Holding — Kocoras, J.
- The U.S. District Court for the Northern District of Illinois held that Bidi Vapor did not demonstrate a likelihood of success on the merits, irreparable harm, or that the balance of hardships favored the granting of a preliminary injunction.
Rule
- A party seeking a preliminary injunction must demonstrate a likelihood of success on the merits, irreparable harm, and that the balance of hardships favors granting the injunction.
Reasoning
- The U.S. District Court reasoned that Bidi Vapor’s argument regarding the literal falsity of Vaperz LLC’s nicotine claim was undermined by the accepted understanding that nicotine degrades over time, which complicates claims of false advertising.
- The court noted that both parties acknowledged that nicotine levels could vary, and thus the claim of a strict 6% nicotine content was not definitively false.
- Additionally, Bidi failed to demonstrate a likelihood of irreparable harm or that traditional legal remedies would be inadequate.
- The court emphasized that the requested injunction could inflict significant harm on Vaperz's business operations without a thorough factual determination.
- Furthermore, Bidi’s assertion of consumer confusion lacked substantive support, as evidence suggested that price and other factors could influence consumer choices more significantly than nicotine content.
- Ultimately, the court found that the potential harm to Vaperz outweighed the speculative harm to Bidi, and the public interest favored maintaining competition in the e-cigarette market.

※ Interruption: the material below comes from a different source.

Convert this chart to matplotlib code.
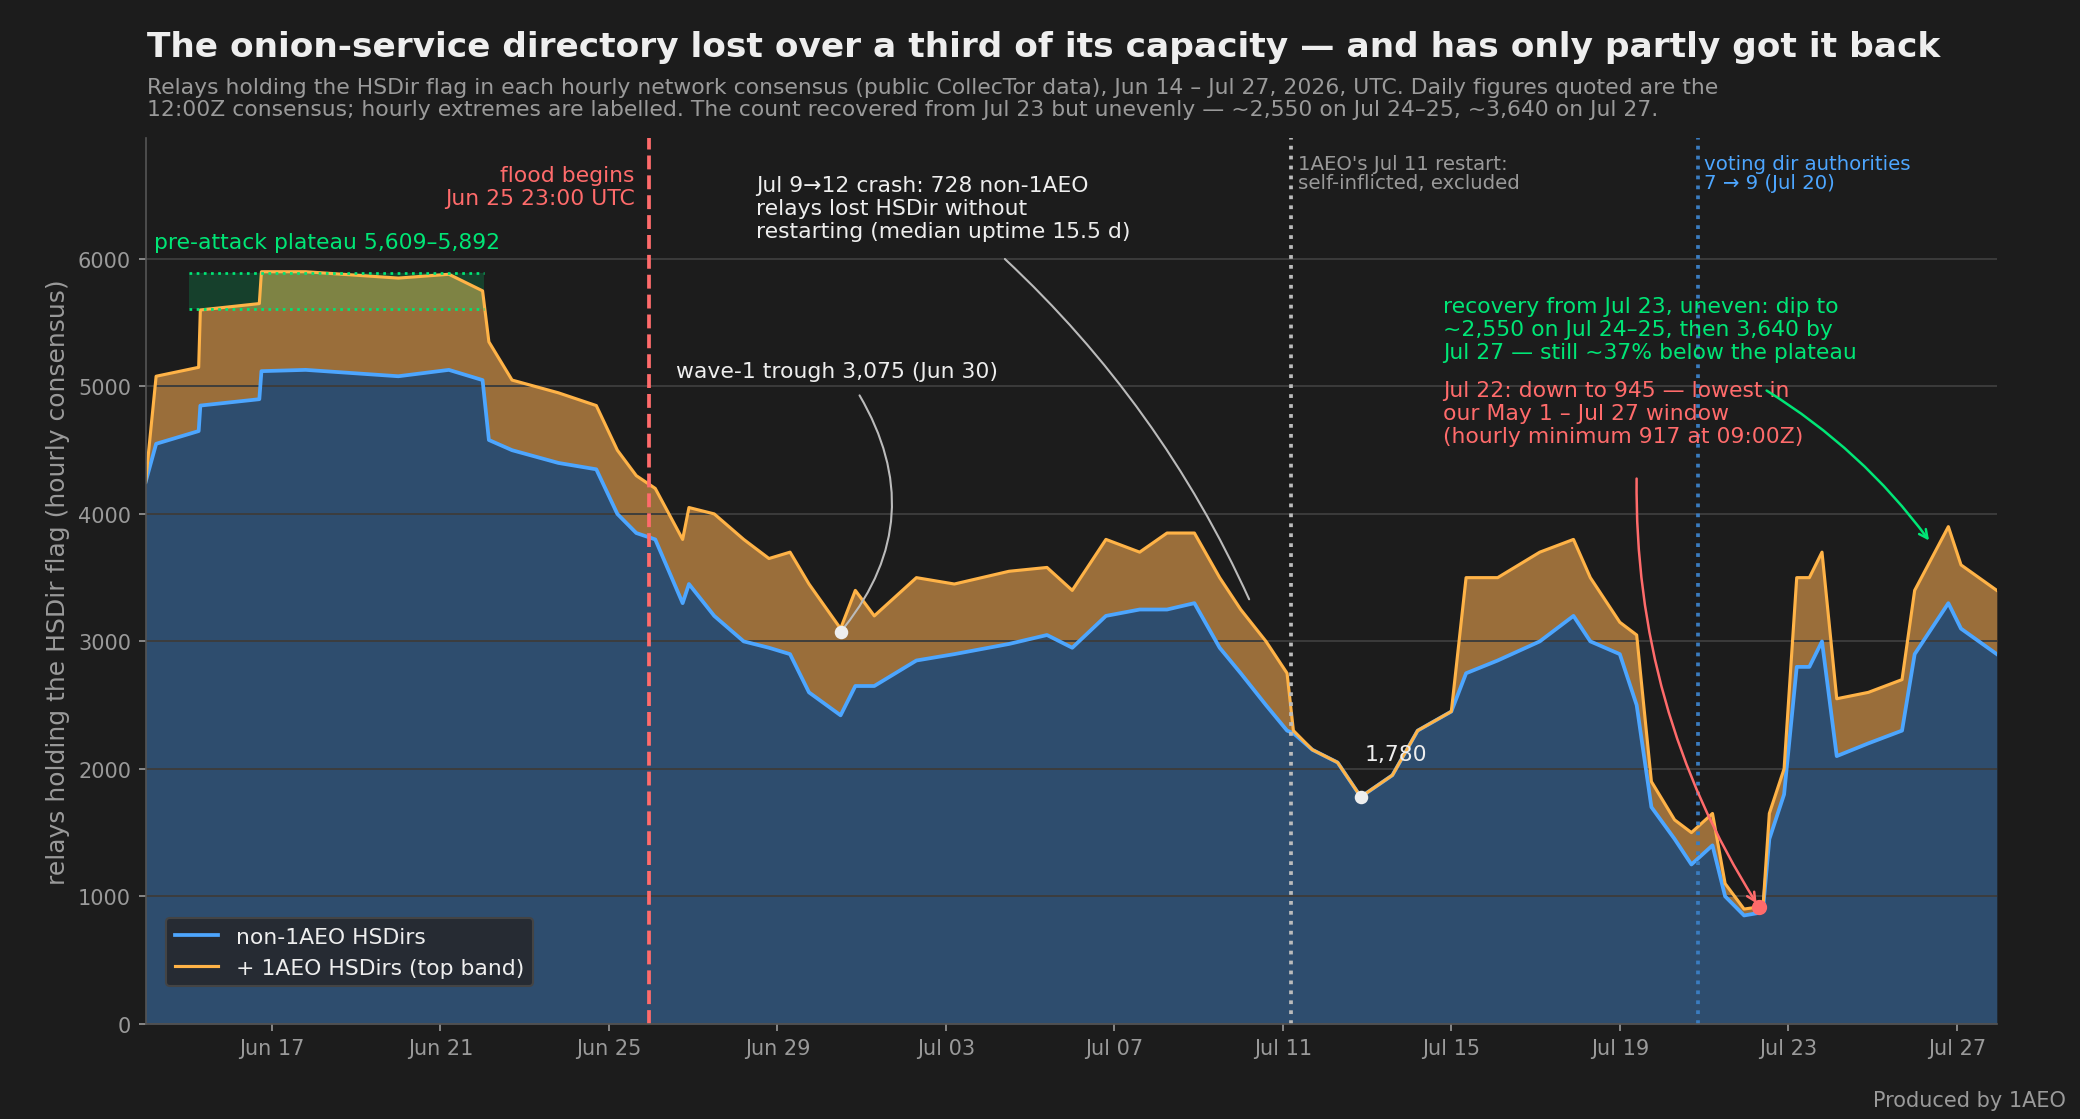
import matplotlib
matplotlib.use("Agg")
import matplotlib.pyplot as plt
import matplotlib.dates as mdates
import numpy as np
from datetime import datetime, timedelta

# ---------------------------------------------------------------------------
# Data: day offset from Jun 14 00:00 UTC
# ---------------------------------------------------------------------------
DAY_OFFSET = [0.0, 0.25, 1.26, 1.3, 2.7, 2.75, 3.8, 6.0, 7.2, 8.0, 8.15, 8.7, 9.8, 10.7,
              11.2, 11.65, 12.1, 12.75, 12.9, 13.5, 14.2, 14.8, 15.3, 15.75, 16.5, 16.85,
              17.3, 18.3, 19.2, 20.5, 21.4, 22.0, 22.8, 23.6, 24.25, 24.9, 25.5, 26.0,
              26.6, 27.1, 27.25, 27.7, 28.3, 28.85, 29.6, 30.2, 31.0, 31.35, 32.1, 33.1,
              33.9, 34.3, 35.0, 35.4, 35.75, 36.3, 36.7, 37.2, 37.5, 37.95, 38.3, 38.4,
              38.55, 38.9, 39.2, 39.5, 39.8, 40.15, 40.9, 41.7, 42.0, 42.8, 43.1, 43.95]
TOTAL_HSDIRS = [4250, 5080, 5150, 5600, 5650, 5900, 5900, 5850, 5880, 5750, 5350, 5050,
                4950, 4850, 4500, 4300, 4200, 3800, 4050, 4000, 3800, 3650, 3700, 3450,
                3100, 3400, 3200, 3500, 3450, 3550, 3580, 3400, 3800, 3700, 3850, 3850,
                3500, 3250, 3000, 2750, 2300, 2150, 2050, 1780, 1950, 2300, 2450, 3500,
                3500, 3700, 3800, 3500, 3150, 3050, 1900, 1600, 1500, 1650, 1100, 900,
                917, 920, 1650, 2000, 3500, 3500, 3700, 2550, 2600, 2700, 3400, 3900,
                3600, 3400]
NON_1AEO_HSDIRS = [4250, 4550, 4650, 4850, 4900, 5120, 5130, 5080, 5130, 5050, 4580, 4500,
                   4400, 4350, 4000, 3850, 3800, 3300, 3450, 3200, 3000, 2950, 2900, 2600,
                   2420, 2650, 2650, 2850, 2900, 2980, 3050, 2950, 3200, 3250, 3250, 3300,
                   2950, 2750, 2500, 2300, 2280, 2150, 2050, 1780, 1950, 2300, 2450, 2750,
                   2850, 3000, 3200, 3000, 2900, 2500, 1700, 1450, 1250, 1400, 1000, 850,
                   870, 900, 1450, 1800, 2800, 2800, 3000, 2100, 2200, 2300, 2900, 3300,
                   3100, 2900]
TICK_DATES = ["2026-06-17", "2026-06-21", "2026-06-25", "2026-06-29", "2026-07-03",
              "2026-07-07", "2026-07-11", "2026-07-15", "2026-07-19", "2026-07-23",
              "2026-07-27"]
PLATEAU = (5609, 5892)
PLATEAU_SPAN = (1.04, 8.03)
FLOOD_START = 11.96
RESTART_1AEO = 27.2
VOTING_CHANGE = 36.85
WAVE1_TROUGH = (16.5, 3075)
JUL13_LOW = (28.85, 1780)
JUL22_MIN = (38.3, 917)

START = datetime(2026, 6, 14)
def to_dt(d):
    return START + timedelta(days=d)

BG = "#1c1c1c"
BLUE = "#4da6ff"
ORANGE = "#ffb347"
GREEN = "#00e676"
RED = "#ff6b6b"
GREY = "#9a9a9a"

x = [to_dt(d) for d in DAY_OFFSET]
total = np.array(TOTAL_HSDIRS)
blue = np.array(NON_1AEO_HSDIRS)

fig = plt.figure(figsize=(20.8 / 1.5, 11.2 / 1.5), dpi=150, facecolor=BG)
ax = fig.add_axes([0.070, 0.085, 0.890, 0.791], facecolor=BG)

ax.fill_between(x, 0, blue, color="#2e4d6e", lw=0)
ax.fill_between(x, blue, total, color="#9a6e3a", lw=0)
ax.plot(x, blue, color=BLUE, lw=1.8, label="non-1AEO HSDirs")
ax.plot(x, total, color=ORANGE, lw=1.5, label="+ 1AEO HSDirs (top band)")

# plateau band
p0, p1 = to_dt(PLATEAU_SPAN[0]), to_dt(PLATEAU_SPAN[1])
ax.fill_between([p0, p1], PLATEAU[0], PLATEAU[1], color=GREEN, alpha=0.18, lw=0)
for v in PLATEAU:
    ax.plot([p0, p1], [v, v], color=GREEN, ls=":", lw=1.3)
ax.text(to_dt(0.2), 6130, "pre-attack plateau 5,609–5,892", color=GREEN,
        fontsize=10.5, va="center")

# vertical markers
ax.axvline(to_dt(FLOOD_START), color=RED, ls="--", lw=1.8)
ax.axvline(to_dt(RESTART_1AEO), color="#bbbbbb", ls=":", lw=1.8)
ax.axvline(to_dt(VOTING_CHANGE), color="#3a7cc0", ls=":", lw=1.8)
ax.text(to_dt(FLOOD_START - 0.35), 6740, "flood begins\nJun 25 23:00 UTC", color=RED,
        fontsize=10.5, ha="right", va="top")
ax.text(to_dt(RESTART_1AEO + 0.15), 6820, "1AEO's Jul 11 restart:\nself-inflicted, excluded",
        color=GREY, fontsize=9.5, va="top", linespacing=1.0)
ax.text(to_dt(VOTING_CHANGE + 0.15), 6820, "voting dir authorities\n7 → 9 (Jul 20)",
        color=BLUE, fontsize=9.5, va="top", linespacing=1.0)

# point labels
ax.scatter([to_dt(WAVE1_TROUGH[0]), to_dt(JUL13_LOW[0])], [WAVE1_TROUGH[1], JUL13_LOW[1]],
           color="#eeeeee", s=30, zorder=5)
ax.scatter([to_dt(JUL22_MIN[0])], [JUL22_MIN[1]], color=RED, s=40, zorder=5)
ax.text(to_dt(JUL13_LOW[0] + 0.1), 2070, "1,780", color="#eeeeee", fontsize=10.5)

ax.text(to_dt(12.6), 5120, "wave-1 trough 3,075 (Jun 30)", color="#eeeeee",
        fontsize=10.5, va="center")
ax.annotate("", xy=(to_dt(WAVE1_TROUGH[0]), WAVE1_TROUGH[1]), xytext=(to_dt(16.95), 4930),
            arrowprops=dict(arrowstyle="-", color="#bbbbbb", lw=1,
                            connectionstyle="arc3,rad=-0.35", shrinkA=0, shrinkB=3))
ax.text(to_dt(14.5), 6660, "Jul 9→12 crash: 728 non-1AEO\nrelays lost HSDir without\n"
        "restarting (median uptime 15.5 d)", color="#eeeeee", fontsize=10.5, va="top")
ax.annotate("", xy=(to_dt(26.2), 3330), xytext=(to_dt(20.4), 6000),
            arrowprops=dict(arrowstyle="-", color="#bbbbbb", lw=1,
                            connectionstyle="arc3,rad=-0.1", shrinkA=0, shrinkB=0))
ax.text(to_dt(30.8), 5710, "recovery from Jul 23, uneven: dip to\n~2,550 on Jul 24–25, then 3,640 by\n"
        "Jul 27 — still ~37% below the plateau", color=GREEN, fontsize=10.5, va="top")
ax.text(to_dt(30.8), 5050, "Jul 22: down to 945 — lowest in\nour May 1 – Jul 27 window\n"
        "(hourly minimum 917 at 09:00Z)", color=RED, fontsize=10.5, va="top")
ax.annotate("", xy=(to_dt(42.4), 3765), xytext=(to_dt(38.4), 4985),
            arrowprops=dict(arrowstyle="->", color=GREEN, lw=1.2,
                            connectionstyle="arc3,rad=-0.1"))
ax.annotate("", xy=(to_dt(JUL22_MIN[0]), JUL22_MIN[1]), xytext=(to_dt(35.4), 4310),
            arrowprops=dict(arrowstyle="->", color=RED, lw=1.2,
                            connectionstyle="arc3,rad=0.15"))

# axes styling
ax.set_xlim(to_dt(0), to_dt(43.95))
ax.set_ylim(0, 6950)
ax.set_yticks(range(0, 7000, 1000))
ax.set_xticks([datetime.fromisoformat(d) for d in TICK_DATES])
ax.xaxis.set_major_formatter(mdates.DateFormatter("%b %d"))
ax.grid(axis="y", color="#3c3c3c", lw=0.9)
for s in ("top", "right"):
    ax.spines[s].set_visible(False)
for s in ("left", "bottom"):
    ax.spines[s].set_color("#555555")
ax.tick_params(colors=GREY, labelsize=10)
ax.set_ylabel("relays holding the HSDir flag (hourly consensus)", color=GREY, fontsize=12)

leg = ax.legend(loc="lower left", bbox_to_anchor=(0.005, 0.03), fontsize=10.5,
                facecolor="#262b33", edgecolor="#444444", framealpha=1)
for t in leg.get_texts():
    t.set_color("#eeeeee")

fig.text(0.0705, 0.958, "The onion-service directory lost over a third of its capacity — and has only partly got it back",
         color="#eeeeee", fontsize=16.5, fontweight="bold", va="center")
fig.text(0.0705, 0.930, "Relays holding the HSDir flag in each hourly network consensus (public CollecTor data), "
         "Jun 14 – Jul 27, 2026, UTC. Daily figures quoted are the\n12:00Z consensus; hourly extremes are "
         "labelled. The count recovered from Jul 23 but unevenly — ~2,550 on Jul 24–25, ~3,640 on Jul 27.",
         color=GREY, fontsize=10.5, va="top", linespacing=1.1)
fig.text(0.993, 0.008, "Produced by 1AEO", color=GREY, fontsize=10, ha="right", va="bottom")

fig.savefig("out.png", dpi=150, facecolor=BG)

Deep Dive: How the Court Reached Its Decision
Likelihood of Success on the Merits
The court found that Bidi Vapor did not demonstrate a likelihood of success on the merits of its false advertising claim against Vaperz LLC. Bidi asserted that Vaperz's statement about its MNGO Stick containing 6% nicotine was literally false, yet the court reasoned that the degradation of nicotine over time complicated this assertion. Both parties acknowledged that nicotine levels could vary due to factors such as exposure to light and temperature, which meant that the claim of a strict 6% nicotine content could not be definitively classified as false. The court emphasized that a statement must be "indisputably false" to qualify as literally false, and the presence of ambiguity in the context of nicotine degradation undermined Bidi’s claim. Furthermore, Bidi's later pivot to a theory that the statement was misleading was deemed too late and insufficiently supported, as it failed to demonstrate actual consumer confusion regarding the nicotine content. The court concluded that without clear evidence of consumer deception or a universally accepted industry standard for acceptable nicotine levels, Bidi could not adequately establish a likelihood of success on its claims.
Irreparable Harm
The court ruled that Bidi Vapor did not sufficiently prove that it would suffer irreparable harm without the issuance of a preliminary injunction. Bidi attempted to invoke the statutory presumption of irreparable harm under 15 U.S.C. § 1116(a), which applies only when a likelihood of success on the merits is established. Since the court found that Bidi did not demonstrate this likelihood, the presumption was not available. Additionally, the court highlighted that Bidi's claims regarding lost profits and market share were purely speculative, lacking concrete evidence that indicated those losses would be non-compensable. The court noted that financial losses can typically be compensated through monetary damages, which further diminished Bidi’s argument for irreparable harm. Consequently, the court found that Bidi's assertions about potential harm were insufficient to justify the drastic remedy of a preliminary injunction.
Balance of Hardships
In considering the balance of hardships, the court determined that the potential harm to Vaperz LLC outweighed any speculative harm to Bidi Vapor. The court recognized that granting the injunction would require Vaperz to undertake significant changes to its business operations, including recall actions and alterations to its marketing strategies. Such drastic measures could have devastating financial impacts on Vaperz, jeopardizing not only its business but also the livelihoods of its employees. The court emphasized that the requested injunction would alter the status quo rather than preserve it, which is contrary to the purpose of a preliminary injunction. Since Bidi had not convincingly demonstrated that it would suffer irreparable harm, the court found that the balance of hardships did not favor granting the injunction. The court concluded that the risks posed to Vaperz’s business were too significant to allow for the preliminary relief sought by Bidi.
Public Interest
The court also considered the public interest in its decision to deny Bidi's motion for a preliminary injunction. The court recognized the importance of maintaining competition within the e-cigarette market, noting that consumers benefit from diverse product offerings. It expressed concern that granting the injunction could remove a product from the market that consumers might prefer, thereby limiting their choices. Furthermore, the court was wary of creating incentives for manufacturers to increase nicotine levels to avoid claims of false advertising, which could lead to adverse effects on public health. The court also mentioned ongoing regulatory processes by the U.S. Food and Drug Administration (FDA) regarding the MNGO Stick, indicating that the court did not wish to interfere with these proceedings. Ultimately, the court concluded that the public interest favored maintaining competition and allowing the FDA to process applications without judicial intervention at this stage.
Conclusion
The court concluded that Bidi Vapor had not met the burden of persuasion required for a preliminary injunction. It found that Bidi failed to demonstrate a likelihood of success on the merits, irreparable harm, or that the balance of hardships favored granting the injunction. Each of the three key criteria for injunctive relief was insufficiently supported by Bidi’s arguments and evidence. The court made it clear that while Bidi could prevail at trial, the current request for extraordinary relief was not justified based on the available record. Therefore, the court denied Bidi's motion for a preliminary injunction, allowing the case to proceed with Bidi’s claims still pending.